Mr. Speaker, I am rising today in follow-up to a question that I put to the Minister of Employment and Social Development on September 25.
I commend the government for finally responding to my repeated requests for the minister, through his department, to develop an enforcement and compliance strategy to govern the temporary foreign worker program.
In my four decades of involvement in environmental enforcement and compliance, both domestically and internationally, a clear consensus has developed across the country and around the world that it is important to the credibility of a regulatory regime that there be a publicly available and endorsed enforcement and compliance strategy. It is important that policy also be opened up to the public, to impacted persons, to employers, and to employees to ensure that the government is delivering a credible policy.
I would again like to commend the minister for not only finally responding and producing an enforcement and compliance strategy but also making that available to various parties to provide feedback.
The questions I wish to raise tonight relate to the apparent final strategy that has been released by the government.
In that strategy, which I understand is the final enforcement compliance strategy for now, the government sets forth, to its credit, some clear, publicly known criteria for how it is deciding what the appropriate enforcement responses are to violations under that legislation.

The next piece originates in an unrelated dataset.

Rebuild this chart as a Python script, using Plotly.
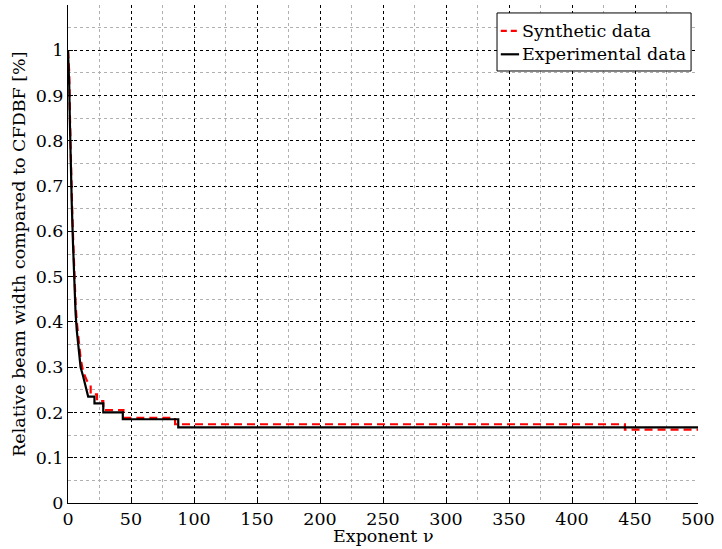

To my surprise, the criteria seem to have a few problems. I would like to reiterate one of the issues from the ironworkers, who were impacted by the temporary foreign worker program.
As I have previously raised in the House, there have been a number of occasions in the oil sands sector where in some cases more than 100 Canadian ironworkers have been surreptitiously laid off and replaced by foreign workers. I reached out to the ironworkers to ask what their thoughts were on the proposed enforcement compliance strategy. Here are some of their concerns. I noticed that despite their input, the draft strategy remains exactly the same. As the ironworkers have pointed out, and I agree with them, the fact that an employer has violated the temporary foreign worker program—for example, by replacing Canadian workers with temporary foreign workers—for an economic or competitive advantage, is given a very low rating.

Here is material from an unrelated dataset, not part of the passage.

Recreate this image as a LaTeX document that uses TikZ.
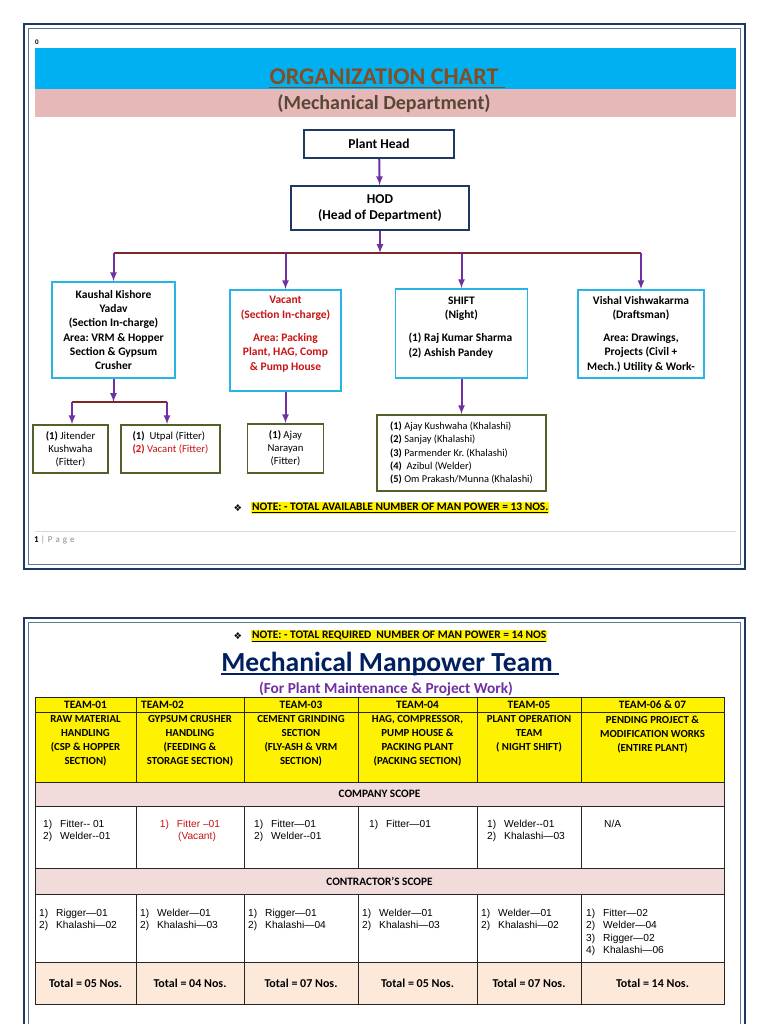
\documentclass[tikz,border=0pt]{standalone}
\usepackage{fontspec}
\setmainfont{Carlito}
\newfontfamily\arialfont{Liberation Sans}
\newfontfamily\symfont{DejaVu Sans}
\frenchspacing

\definecolor{framenavy}{RGB}{31,56,100}
\definecolor{skyband}{RGB}{0,176,240}
\definecolor{pinkband}{RGB}{230,184,183}
\definecolor{titlebrown}{RGB}{132,78,36}
\definecolor{subbrown}{RGB}{89,72,56}
\definecolor{arrowpurple}{RGB}{112,48,160}
\definecolor{busred}{RGB}{125,40,40}
\definecolor{boxcyan}{RGB}{40,180,230}
\definecolor{staffolive}{RGB}{79,98,40}
\definecolor{vacred}{RGB}{200,20,20}
\definecolor{teamnavy}{RGB}{0,32,96}
\definecolor{scopepink}{RGB}{242,220,219}
\definecolor{totalpeach}{RGB}{253,233,217}

\newcommand{\fsz}[2]{\fontsize{#1}{#2}\selectfont}
\newcommand{\numlbl}[1]{\makebox[17pt][l]{#1}}

\begin{document}
\begin{tikzpicture}[x=1pt, y=-1pt, >=latex,
    headbox/.style={draw=framenavy, line width=1.6, fill=white, align=center, font=\fsz{13.5}{16}\bfseries},
    orgbox/.style={draw=boxcyan, line width=1.6, align=center, font=\fsz{11.5}{14.3}\bfseries},
    staffbox/.style={draw=staffolive, line width=1.6, align=center, font=\fsz{10.7}{13}},
    arrow/.style={->, arrowpurple, line width=2},
    bus/.style={busred, line width=1.6},
    note/.style={fill=yellow, inner sep=1, anchor=west, font=\fsz{11.4}{13}\bfseries},
    grid/.style={black!85, line width=0.8},
    teamhead/.style={inner sep=0, font=\fsz{11.3}{13}\bfseries},
    teamdesc/.style={anchor=north, align=center, inner sep=0, font=\fsz{10.8}{14}\bfseries},
    celltxt/.style={anchor=north west, align=left, inner sep=0, font=\arialfont\fsz{10.2}{12.3}},
    totaltxt/.style={inner sep=0, font=\fsz{12}{14}\bfseries}]
  \useasboundingbox (0,0) rectangle (768,1024);
  \fill[white] (0,0) rectangle (768,1024);

  % Page frames
  \draw[framenavy, line width=2.5] (24,24) rectangle (745,569);
  \draw[framenavy!70, line width=0.7] (28.5,28.5) rectangle (740.5,564.5);
  \draw[framenavy, line width=2.5] (24,618) rectangle (745,1040);
  \draw[framenavy!70, line width=0.7] (28.5,622.5) rectangle (740.5,1040);
  \node[font=\fsz{7}{8}\bfseries] (zero) at (37,42) {0};

  % Title bands
  \fill[skyband] (35,48) rectangle (736,89);
  \fill[pinkband] (35,89) rectangle (736,117);
  \node[anchor=base, inner sep=0, text=titlebrown, font=\fsz{24}{27}\bfseries] (orgtitle) at (384,85) {ORGANIZATION CHART};
  \draw[titlebrown, line width=1.4] ([yshift=-2.5pt]orgtitle.base west) -- ([xshift=6pt, yshift=-2.5pt]orgtitle.base east);
  \node[anchor=base, inner sep=0, text=subbrown, font=\fsz{20}{23}\bfseries] (dept) at (384,110) {(Mechanical Department)};

  % Heads
  \node[headbox, minimum width=150, minimum height=28] (plant) at (379,144) {Plant Head};
  \node[headbox, minimum width=178, minimum height=44] (hod) at (380,208) {HOD\\(Head of Department)};
  \draw[arrow] (plant) -- (hod);

  % Section boxes
  \node[orgbox, minimum width=123, minimum height=96] (kaushal) at (113.5,330)
    {Kaushal Kishore\\Yadav\\(Section In-charge)\\Area: VRM \& Hopper\\Section \& Gypsum\\Crusher};
  \node[orgbox, text=vacred, minimum width=111, minimum height=101] (vacant) at (285.5,340.5)
    {Vacant\\(Section In-charge)\\[9pt]Area: Packing\\Plant, HAG, Comp\\\& Pump House\\~};
  \node[orgbox, minimum width=132, minimum height=89] (shift) at (461.5,333.5)
    {SHIFT\\(Night)\\[9pt]\makebox[106pt][l]{(1) Raj Kumar Sharma}\\\makebox[106pt][l]{(2) Ashish Pandey}\\~};
  \node[orgbox, minimum width=126, minimum height=88] (vishal) at (641,334)
    {Vishal Vishwakarma\\(Draftsman)\\[9pt]Area: Drawings,\\Projects (Civil +\\Mech.) Utility \& Work-};

  \coordinate (busL) at (113.5,253);
  \coordinate (busR) at (641,253);
  \draw[bus] (busL) -- (busR);
  \draw[arrow] (hod) -- (hod |- busL);
  \draw[arrow] (kaushal |- busL) -- (kaushal);
  \draw[arrow] (vacant |- busL) -- (vacant);
  \draw[arrow] (shift |- busL) -- (shift);
  \draw[arrow] (vishal |- busL) -- (vishal);

  % Staff boxes
  \node[staffbox, minimum width=75, minimum height=48] (jitender) at (70.5,449) {\textbf{(1)} Jitender\\Kushwaha\\(Fitter)};
  \node[staffbox, align=left, minimum width=99, minimum height=48] (utpal) at (170.5,449)
    {\textbf{(1)}\ \ Utpal (Fitter)\\\textcolor{vacred}{\textbf{(2)} Vacant (Fitter)}\\~};
  \node[staffbox, minimum width=76, minimum height=49] (ajay) at (285.5,448.5) {\textbf{(1)} Ajay\\Narayan\\(Fitter)};
  \node[staffbox, align=left, minimum width=169, minimum height=76, font=\fsz{10.4}{13.2}] (shiftteam) at (461.5,453)
    {\textbf{(1)} Ajay Kushwaha (Khalashi)\\\textbf{(2)} Sanjay (Khalashi)\\\textbf{(3)} Parmender Kr. (Khalashi)\\\textbf{(4)}\ \ Azibul (Welder)\\\textbf{(5)} Om Prakash/Munna (Khalashi)};

  \coordinate (subL) at (72,402);
  \coordinate (subR) at (167,402);
  \draw[arrow] (kaushal) -- (kaushal |- subL);
  \draw[bus] (subL) -- (subR);
  \draw[arrow] (subL) -- (subL |- jitender.north);
  \draw[arrow] (subR) -- (subR |- utpal.north);
  \draw[arrow] (vacant) -- (ajay);
  \draw[arrow] (shift) -- (shiftteam);

  % Note and footer of page 1
  \node[font=\symfont\fsz{9.5}{10}] (diam1) at (238,508) {❖};
  \node[note] (note1) at (251,508) {\underline{NOTE: - TOTAL AVAILABLE NUMBER OF MAN POWER = 13 NOS.}};
  \draw[black!15, line width=0.8] (35,531) -- (736,531);
  \node[anchor=west, inner sep=0, font=\fsz{9}{10}] (footer) at (34,540)
    {\textbf{1}\hspace{2pt}\textcolor{black!45}{|\hspace{3pt}P\hspace{3pt}a\hspace{3pt}g\hspace{3pt}e}};

  % Page 2 titles
  \node[font=\symfont\fsz{9.5}{10}] (diam2) at (238,636) {❖};
  \node[note] (note2) at (251,636) {\underline{NOTE: - TOTAL REQUIRED\ \ NUMBER OF MAN POWER = 14 NOS}};
  \node[anchor=base, inner sep=0, text=teamnavy, font=\fsz{27.6}{31}\bfseries] (teamtitle) at (387,671) {Mechanical Manpower Team};
  \draw[teamnavy, line width=1.5] ([yshift=-3pt]teamtitle.base west) -- ([xshift=6pt, yshift=-3pt]teamtitle.base east);
  \node[anchor=base, inner sep=0, text=arrowpurple, font=\fsz{15.3}{18}\bfseries] (purpose) at (386,693) {(For Plant Maintenance \& Project Work)};

  % Table fills and grid
  \fill[yellow] (35,697) rectangle (724,782);
  \fill[scopepink] (35,782) rectangle (724,806);
  \fill[scopepink] (35,868) rectangle (724,894);
  \fill[totalpeach] (35,962) rectangle (724,1004);
  \draw[grid] (35,697) rectangle (724,1004);
  \draw[grid] (35,712) -- (724,712) (35,782) -- (724,782) (35,806) -- (724,806)
    (35,868) -- (724,868) (35,894) -- (724,894) (35,962) -- (724,962);
  \draw[grid] (136,697) -- (136,782) (244,697) -- (244,782) (358,697) -- (358,782)
    (477,697) -- (477,782) (581,697) -- (581,782);
  \draw[grid] (136,806) -- (136,868) (244,806) -- (244,868) (358,806) -- (358,868)
    (477,806) -- (477,868) (581,806) -- (581,868);
  \draw[grid] (136,894) -- (136,1004) (244,894) -- (244,1004) (358,894) -- (358,1004)
    (477,894) -- (477,1004) (581,894) -- (581,1004);

  % Team headers
  \node[teamhead] (team1) at (85.5,704.5) {TEAM-01};
  \node[teamhead, anchor=west] (team2) at (141,704.5) {TEAM-02};
  \node[teamhead] (team3) at (301,704.5) {TEAM-03};
  \node[teamhead] (team4) at (417.5,704.5) {TEAM-04};
  \node[teamhead] (team5) at (529,704.5) {TEAM-05};
  \node[teamhead] (team6) at (652.5,704.5) {TEAM-06 \& 07};

  \node[teamdesc] (area1) at (85.5,715.5) {RAW MATERIAL\\HANDLING\\(CSP \& HOPPER\\SECTION)};
  \node[teamdesc] (area2) at (190,715.5) {GYPSUM CRUSHER\\HANDLING\\(FEEDING \&\\STORAGE SECTION)};
  \node[teamdesc] (area3) at (301,715.5) {CEMENT GRINDING\\SECTION\\(FLY-ASH \& VRM\\SECTION)};
  \node[teamdesc] (area4) at (417.5,715.5) {HAG, COMPRESSOR,\\PUMP HOUSE \&\\PACKING PLANT\\(PACKING SECTION)};
  \node[teamdesc] (area5) at (529,715.5) {PLANT OPERATION\\TEAM\\( NIGHT SHIFT)};
  \node[teamdesc] (area6) at (652.5,715.5) {PENDING PROJECT \&\\MODIFICATION WORKS\\(ENTIRE PLANT)};

  % Company scope
  \node[teamhead] (companyscope) at (379.5,794) {COMPANY SCOPE};
  \node[celltxt] (comp1) at (43,820) {\numlbl{1)}Fitter-{}- 01\\\numlbl{2)}Welder-{}-01};
  \node[celltxt, anchor=north, align=center, text=vacred] (comp2) at (190,820) {\numlbl{1)}Fitter –01\\\hspace*{14pt}(Vacant)};
  \node[celltxt] (comp3) at (254,820) {\numlbl{1)}Fitter—01\\\numlbl{2)}Welder-{}-01};
  \node[celltxt] (comp4) at (369,820) {\numlbl{1)}Fitter—01};
  \node[celltxt] (comp5) at (487,820) {\numlbl{1)}Welder-{}-01\\\numlbl{2)}Khalashi—03};
  \node[celltxt] (comp6) at (604,820) {N/A};

  % Contractor scope
  \node[teamhead] (contractscope) at (379.5,881) {CONTRACTOR'S SCOPE};
  \node[celltxt] (contr1) at (39,909) {\numlbl{1)}Rigger—01\\\numlbl{2)}Khalashi—02};
  \node[celltxt] (contr2) at (140,909) {\numlbl{1)}Welder—01\\\numlbl{2)}Khalashi—03};
  \node[celltxt] (contr3) at (248,909) {\numlbl{1)}Rigger—01\\\numlbl{2)}Khalashi—04};
  \node[celltxt] (contr4) at (362,909) {\numlbl{1)}Welder—01\\\numlbl{2)}Khalashi—03};
  \node[celltxt] (contr5) at (481,909) {\numlbl{1)}Welder—01\\\numlbl{2)}Khalashi—02};
  \node[celltxt] (contr6) at (586,909) {\numlbl{1)}Fitter—02\\\numlbl{2)}Welder—04\\\numlbl{3)}Rigger—02\\\numlbl{4)}Khalashi—06};

  % Totals
  \node[totaltxt] (total1) at (85.5,983) {Total = 05 Nos.};
  \node[totaltxt] (total2) at (190,983) {Total = 04 Nos.};
  \node[totaltxt] (total3) at (301,983) {Total = 07 Nos.};
  \node[totaltxt] (total4) at (417.5,983) {Total = 05 Nos.};
  \node[totaltxt] (total5) at (529,983) {Total = 07 Nos.};
  \node[totaltxt] (total6) at (652.5,983) {Total = 14 Nos.};
\end{tikzpicture}
\end{document}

In the system, the government has laid out the kind of offences that may occur under this regulation. Here is what we think the criteria are. There has been a lot of concern expressed by a number of parties with the way the criteria have been assigned. One of those is that an economic advantage is a major factor, and I agree.
I have asked these questions that I would like to put to the parliamentary secretary tonight repeated times in the House. The minister has said that he has quadrupled the number of inspectors. Exactly how many inspectors are now employed? What are their credentials? Are they employed full time? What is their training? How many of those officers are deployed to the oil sands sector?